How do electric motors compare to internal combustion engines in terms of torque and horsepower?
Electric motors typically produce higher torque at lower RPMs compared to internal combustion engines (ICE). For example, an electric motor might produce 300 lb-ft of torque at 0 RPM, while an ICE might produce the same torque at 4000 RPM. This instant torque delivery is why electric vehicles (EVs) accelerate so quickly from a standstill. However, ICEs often have higher peak horsepower at high RPMs, which can be advantageous for top speed. Additionally, electric motors are more efficient, converting over 85% of their energy into motion, compared to 20-30% for ICEs.
What is the role of torque in towing and hauling?
Torque is critical for towing and hauling because it determines an engine's ability to overcome resistance and move heavy loads. When towing a trailer or hauling a heavy payload, the engine must produce enough torque to maintain speed, especially at low RPMs. This is why trucks and SUVs often have engines with high torque outputs at low RPMs. For example, a truck with 400 lb-ft of torque at 2000 RPM can tow a heavy trailer more effectively than a car with 300 lb-ft of torque at 4000 RPM, even if the car has higher horsepower.
How does gearing affect torque and horsepower?
Gearing allows an engine to multiply torque or RPM depending on the gear ratio. In a lower gear (e.g., 1st gear), the transmission multiplies torque while reducing RPM at the wheels. For example, if an engine produces 250 lb-ft of torque at 3000 RPM in 1st gear with a 4:1 ratio, the torque at the wheels is 250 × 4 = 1000 lb-ft, while the RPM at the wheels is 3000 / 4 = 750 RPM. In a higher gear (e.g., 5th gear), the torque is reduced, but the RPM at the wheels increases, allowing for higher speeds. This is why vehicles have multiple gears—to optimize torque and horsepower for different driving conditions.
Is there a standard RPM range for calculating horsepower?
There is no universal standard RPM range for calculating horsepower, as it depends on the application and the engine's design. However, in the automotive industry, horsepower is often measured at the engine's peak RPM, which varies by engine type.
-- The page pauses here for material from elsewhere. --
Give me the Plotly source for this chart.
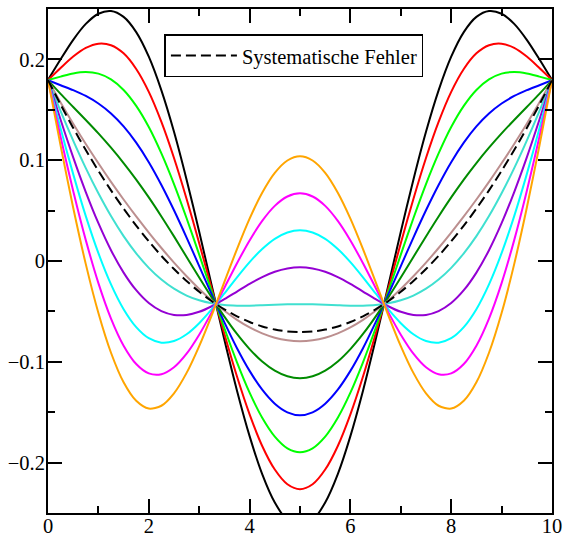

For example:
- Gasoline Engines: Peak horsepower is typically measured between 5000-7000 RPM.
- Diesel Engines: Peak horsepower is usually measured between 3000-4500 RPM.
- Electric Motors: Peak horsepower can be measured across a wide RPM range, often up to 10,000 RPM or more.
For general calculations, you can use any RPM value, but it's important to ensure the torque value corresponds to that RPM for accurate results.